DETROIT, Aug. 2 - General Motors Corp. has hired former Chrysler Corp. executive Robert Lutz as vice chairman in charge of product development, the automaker announced Thursday.

LUTZ, WHO SERVED as vice chairman with Chrysler, has agreed to a three-year deal in a move intended to help the world's largest automaker reinvigorate its product development.

Tom Davis, the group vice president for product development, will retire in the first quarter of next year after 37 years with the automaker. Wayne Cherry, vice president of the design center, will report to Lutz, GM said. "I was incredibly impressed with his (Lutz') continuing passion and enthusiasm for cars and trucks and the auto industry in general," Rick Wagoner, GM president and CEO, said in a statement.

Lutz will work closely with Ron Zarrella, head of GM North America in developing products for the North American market and will report directly to Wagoner. Lutz also will oversee development of GM's global product portfolio.

Wes Brown, an analyst with consulting firm Nextrend, said recently, "Most of GM's cars are dead in the marketplace. They're rather boring and do not appeal to young people."

Lutz, who comes to GM from battery-making Exide Technologies, where he served as chairman and chief executive, was a key player in Chrysler's resurgence since its brush with bankruptcy in the early 1980s. He retired as the company's vice chairman in July 1998 - between the time the merger with Daimler-Benz was announced and when it was completed.

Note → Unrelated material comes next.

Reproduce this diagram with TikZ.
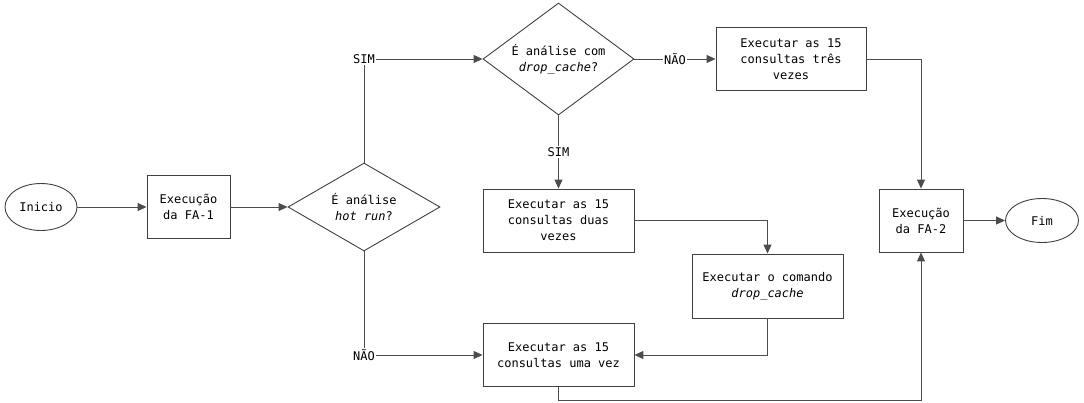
\documentclass[tikz,border=0pt]{standalone}
\usepackage{fontspec}
\setmainfont{DejaVu Sans Mono}
\usepackage{tikz}
\usetikzlibrary{positioning,arrows.meta,calc,shapes.geometric}
\tikzset{proc/.style={draw=black!75, line width=0.9pt, rectangle, align=center, inner sep=0pt,
        minimum width=151pt, minimum height=63pt},
    decision/.style={draw=black!75, line width=0.9pt, diamond, align=center, inner sep=0pt},
    term/.style={draw=black!75, line width=0.9pt, ellipse, inner sep=0pt},
    lbl/.style={fill=white, inner sep=1pt}
}

\begin{document}
\begin{tikzpicture}[x=1pt,y=-1pt,>={Triangle[length=9pt,width=8pt]},
    font=\fontsize{12}{16}\selectfont, line width=1pt, draw=black!70]
		\useasboundingbox (0,0) rectangle (1084,402);
		\node[term,minimum width=72pt,minimum height=47pt] (inicio) at (41,207) {Inicio};
		\node[proc,minimum width=83pt] (fa1) at (188.5,207) {Execução\\da FA-1};
		\node[decision,aspect=1.73,minimum width=152pt,minimum height=88pt] (hot) at (364,207) {É análise\\\textit{hot run}?};
		\node[decision,aspect=1.35,minimum width=151pt,minimum height=112pt] (drop) at (558.5,59) {É análise com\\\textit{drop\_cache}?};
		\node[proc,minimum width=150pt] (tres) at (791,59) {Executar as 15\\consultas três\\vezes};
		\node[proc] (duas) at (558.5,220.5) {Executar as 15\\consultas duas\\vezes};
		\node[proc,minimum height=64pt] (cmd) at (767.5,286) {Executar o comando\\\textit{drop\_cache}};
		\node[proc] (uma) at (558.5,355) {Executar as 15\\consultas uma vez};
		\node[proc,minimum width=84pt] (fa2) at (921,220.5) {Execução\\da FA-2};
		\node[term,minimum width=73pt,minimum height=44pt] (fim) at (1042,220.5) {Fim};
		\coordinate (baixo) at (921,400);

		\draw [->] (inicio) -- (fa1);
		\draw [->] (fa1) -- (hot);
		\draw [->] (hot.north) |- node[lbl,pos=0.5] (simA) {SIM} (drop.west);
		\draw [->] (hot.south) |- node[lbl,pos=0.5] (naoA) {NÃO} (uma.west);
		\draw [->] (drop) -- node[lbl] (naoB) {NÃO} (tres);
		\draw [->] (drop) -- node[lbl] (simB) {SIM} (duas);
		\draw [->] (tres.east) -| (fa2.north);
		\draw [->] (duas.east) -| (cmd.north);
		\draw [->] (cmd.south) |- (uma.east);
		\draw [->] (uma.south) |- (baixo) -- (fa2.south);
		\draw [->] (fa2) -- (fim);
	\end{tikzpicture}
\end{document}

"I'm taking this job because it is truly a once in a lifetime - the opportunity to help in the ongoing rebuilding of not just an American icon but a global icon," Lutz said.

A release issued by Exide said Lutz has resigned as CEO of the Princeton, N.J., firm effective Sept. 1, but will remain as chairman of the company.

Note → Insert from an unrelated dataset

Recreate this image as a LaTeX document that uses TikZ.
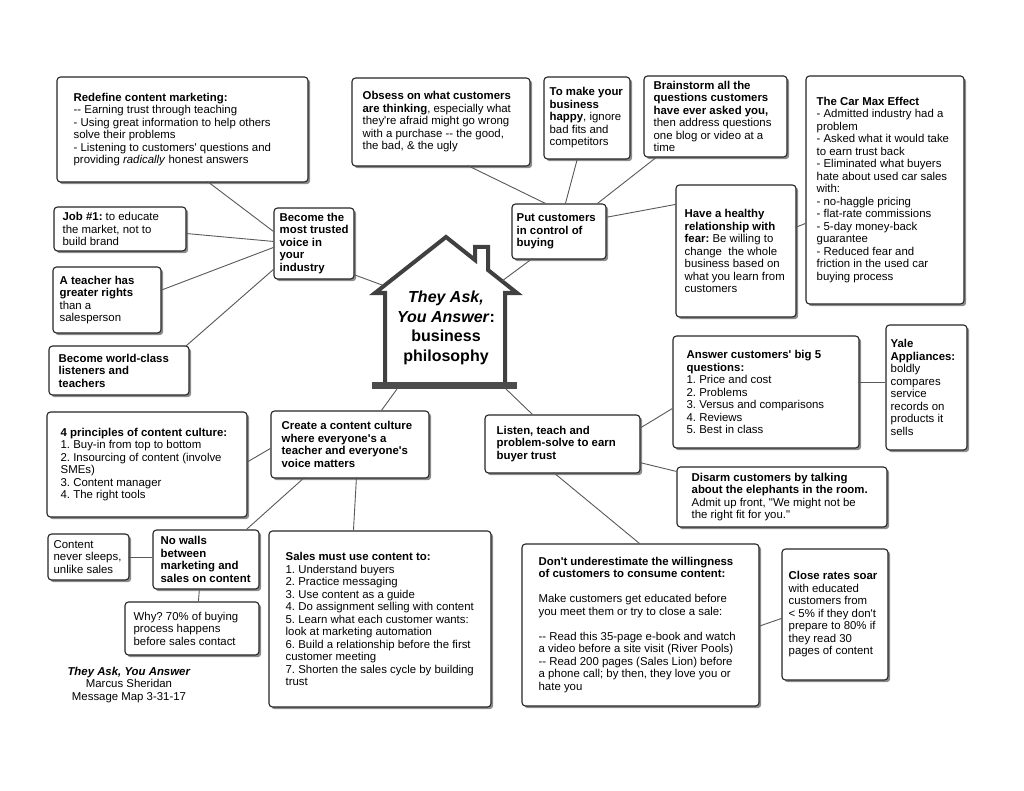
\documentclass[tikz,border=0pt]{standalone}
\usepackage{fontspec}
\newfontfamily\lsans{Liberation Sans}
\usetikzlibrary{shadows}
\frenchspacing
\tikzset{
  box/.style={draw=black!85, line width=1.1pt, rounded corners=3.5pt, fill=white,
    drop shadow={shadow xshift=2.2pt, shadow yshift=-2.2pt, opacity=0.45, fill=black}, inner sep=0pt},
  txt/.style={font=\lsans\frenchspacing\fontsize{11.4}{12.5}\selectfont, align=left, inner sep=0pt},
  conn/.style={draw=black!65, line width=0.9pt},
  housepen/.style={draw=black!75, line width=4pt, line join=miter},
  housebase/.style={fill=black!70},
  housetxt/.style={font=\lsans\bfseries\fontsize{16}{19.5}\selectfont, align=center, inner sep=0pt},
  foot/.style={font=\lsans\fontsize{11.4}{12.5}\selectfont, align=center, inner sep=0pt},
}
\newcommand\tbox[7]{%
  \node[box, minimum width={(#4)-(#2)}, minimum height={(#5)-(#3)}] (#1) at ({((#2)+(#4))/2},{((#3)+(#5))/2}) {};
  \node[txt, anchor=west] (#1t) at ([xshift=#6pt]#1.west) {#7};
}
\begin{document}
\begin{tikzpicture}[x=1pt,y=-1pt]
\fill[white] (0,0) rectangle (1024,791);
\useasboundingbox (0,0) rectangle (1024,791);

% ---------- house ----------
\draw[housepen] (385,383) -- (385,293) -- (375,293) -- (446,237) -- (475,260) -- (475,247)
  -- (488,247) -- (488,270) -- (517,293) -- (505,293) -- (505,383);
\fill[housebase] (372,382) rectangle (517,389);
\node[housetxt] (house) at (446,328) {\textit{They Ask,}\\ \textit{You Answer}:\\ business\\ philosophy};
\coordinate (hL) at (382,285);
\coordinate (hR) at (502,281);
\coordinate (hBL) at (397,389);
\coordinate (hBR) at (506,389);

% ---------- boxes ----------
\tbox{redef}{57}{77}{308}{182}{17}{\textbf{Redefine content marketing:}\\ {-}{-} Earning trust through teaching\\ - Using great information to help others\\ solve their problems\\ - Listening to customers' questions and\\ providing \textit{radically} honest answers}
\tbox{job}{54}{207}{186}{251}{9}{\textbf{Job \#1:} to educate\\ the market, not to\\ build brand}
\tbox{teacher}{53}{267}{161}{333}{7}{\textbf{A teacher has}\\ \textbf{greater rights}\\ than a\\ salesperson}
\tbox{world}{49}{346}{189}{395}{10}{\textbf{Become world-class}\\ \textbf{listeners and}\\ \textbf{teachers}}
\tbox{trusted}{274}{208}{354}{279}{6}{\textbf{Become the}\\ \textbf{most trusted}\\ \textbf{voice in}\\ \textbf{your}\\ \textbf{industry}}

\tbox{obsess}{352}{78}{530}{166}{11}{\textbf{Obsess on what customers}\\ \textbf{are thinking}, especially what\\ they're afraid might go wrong\\ with a purchase {-}{-} the good,\\ the bad, \& the ugly}
\tbox{tomake}{544}{77}{630}{159}{6}{\textbf{To make your}\\ \textbf{business}\\ \textbf{happy}, ignore\\ bad fits and\\ competitors}
\tbox{brain}{644}{76}{787}{157}{10}{\textbf{Brainstorm all the}\\ \textbf{questions customers}\\ \textbf{have ever asked you,}\\ then address questions\\ one blog or video at a\\ time}
\tbox{put}{512}{204}{606}{259}{5}{\textbf{Put customers}\\ \textbf{in control of}\\ \textbf{buying}}
\tbox{healthy}{676}{185}{796}{317}{9}{\textbf{Have a healthy}\\ \textbf{relationship with}\\ \textbf{fear:} Be willing to\\ change\ \ the whole\\ business based on\\ what you learn from\\ customers}
\tbox{carmax}{806}{76}{964}{304}{11}{\textbf{The Car Max Effect}\\ - Admitted industry had a\\ problem\\ - Asked what it would take\\ to earn trust back\\ - Eliminated what buyers\\ hate about used car sales\\ with:\\ - no-haggle pricing\\ - flat-rate commissions\\ - 5-day money-back\\ guarantee\\ - Reduced fear and\\ friction in the used car\\ buying process}

\tbox{yale}{886}{325}{967}{450}{5}{\textbf{Yale}\\ \textbf{Appliances:}\\ boldly\\ compares\\ service\\ records on\\ products it\\ sells}
\tbox{answer}{673}{336}{859}{448}{14}{\textbf{Answer customers' big 5}\\ \textbf{questions:}\\ 1. Price and cost\\ 2. Problems\\ 3. Versus and comparisons\\ 4. Reviews\\ 5. Best in class}
\tbox{listen}{485}{415}{640}{473}{12}{\textbf{Listen, teach and}\\ \textbf{problem-solve to earn}\\ \textbf{buyer trust}}
\tbox{disarm}{677}{467}{887}{527}{15}{\textbf{Disarm customers by talking}\\ \textbf{about the elephants in the room.}\\ Admit up front, "We might not be\\ the right fit for you."}
\tbox{dont}{522}{544}{759}{706}{17}{\textbf{Don't underestimate the willingness}\\ \textbf{of customers to consume content:}\\[12.5pt] Make customers get educated before\\ you meet them or try to close a sale:\\[12.5pt] {-}{-} Read this 35-page e-book and watch\\ a video before a site visit (River Pools)\\ {-}{-} Read 200 pages (Sales Lion) before\\ a phone call; by then, they love you or\\ hate you}
\tbox{close}{782}{549}{888}{680}{7}{\textbf{Close rates soar}\\ with educated\\ customers from\\ < 5\% if they don't\\ prepare to 80\% if\\ they read 30\\ pages of content}

\tbox{principles}{47}{412}{247}{517}{14}{\textbf{4 principles of content culture:}\\ 1. Buy-in from top to bottom\\ 2. Insourcing of content (involve\\ SMEs)\\ 3. Content manager\\ 4. The right tools}
\tbox{create}{271}{411}{429}{478}{11}{\textbf{Create a content culture}\\ \textbf{where everyone's a}\\ \textbf{teacher and everyone's}\\ \textbf{voice matters}}
\tbox{never}{48}{534}{129}{580}{6}{Content\\ never sleeps,\\ unlike sales}
\tbox{nowalls}{153}{530}{259}{589}{8}{\textbf{No walls}\\ \textbf{between}\\ \textbf{marketing and}\\ \textbf{sales on content}}
\tbox{why}{125}{602}{259}{655}{9}{Why? 70\% of buying\\ process happens\\ before sales contact}
\tbox{sales}{269}{531}{491}{707}{17}{\textbf{Sales must use content to:}\\ 1. Understand buyers\\ 2. Practice messaging\\ 3. Use content as a guide\\ 4. Do assignment selling with content\\ 5. Learn what each customer wants:\\ look at marketing automation\\ 6. Build a relationship before the first\\ customer meeting\\ 7. Shorten the sales cycle by building\\ trust}

\node[foot] (footer) at (129,685) {\textbf{\textit{They Ask, You Answer}}\\ Marcus Sheridan\\ Message Map 3-31-17};

% ---------- connectors ----------
\draw[conn] ([shift={(151,105)}]redef.north west) -- ([shift={(0,24)}]trusted.north west);
\draw[conn] ([shift={(132,27)}]job.north west) -- ([shift={(0,34)}]trusted.north west);
\draw[conn] ([shift={(108,24)}]teacher.north west) -- ([shift={(0,40)}]trusted.north west);
\draw[conn] ([shift={(137,1)}]world.north west) -- ([shift={(0,62)}]trusted.north west);
\draw[conn] ([shift={(80,67)}]trusted.north west) -- (hL);

\draw[conn] ([shift={(116,88)}]obsess.north west) -- ([shift={(34,0)}]put.north west);
\draw[conn] ([shift={(34,82)}]tomake.north west) -- ([shift={(54,0)}]put.north west);
\draw[conn] ([shift={(14,81)}]brain.north west) -- ([shift={(86,0)}]put.north west);
\draw[conn] ([shift={(94,14)}]put.north west) -- ([shift={(0,20)}]healthy.north west);
\draw[conn] ([shift={(21,55)}]put.north west) -- (hR);
\draw[conn] ([shift={(120,43)}]healthy.north west) -- ([shift={(0,148)}]carmax.north west);

\draw[conn] ([shift={(186,47)}]answer.north west) -- ([shift={(0,58)}]yale.north west);
\draw[conn] ([shift={(155,14)}]listen.north west) -- ([shift={(0,73)}]answer.north west);
\draw[conn] ([shift={(155,48)}]listen.north west) -- ([shift={(0,5)}]disarm.north west);
\draw[conn] (hBR) -- ([shift={(48,0)}]listen.north west);
\draw[conn] ([shift={(69,58)}]listen.north west) -- ([shift={(118,0)}]dont.north west);
\draw[conn] ([shift={(237,83)}]dont.north west) -- ([shift={(0,70)}]close.north west);

\draw[conn] ([shift={(200,51)}]principles.north west) -- ([shift={(0,38)}]create.north west);
\draw[conn] (hBL) -- ([shift={(111,0)}]create.north west);
\draw[conn] ([shift={(34,67)}]create.north west) -- ([shift={(94,0)}]nowalls.north west);
\draw[conn] ([shift={(86,67)}]create.north west) -- ([shift={(85,0)}]sales.north west);
\draw[conn] ([shift={(81,24)}]never.north west) -- ([shift={(0,28)}]nowalls.north west);
\draw[conn] ([shift={(47,59)}]nowalls.north west) -- ([shift={(74,0)}]why.north west);
\end{tikzpicture}
\end{document}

Current Exide president Craig Mulhauser will add the title of CEO, the release says.

Lutz is an ex-Marine who often clashed with Lee Iacocca during Iacocca's tenure as Chrysler chairman. Lutz's career included stints with GM, BMW AG and Ford Motor Co. He joined Chrysler in 1986.

In 1998, Lutz published a book, titled "Guts: The Seven Laws of Business That Made Chrysler the World's Hottest Car Company."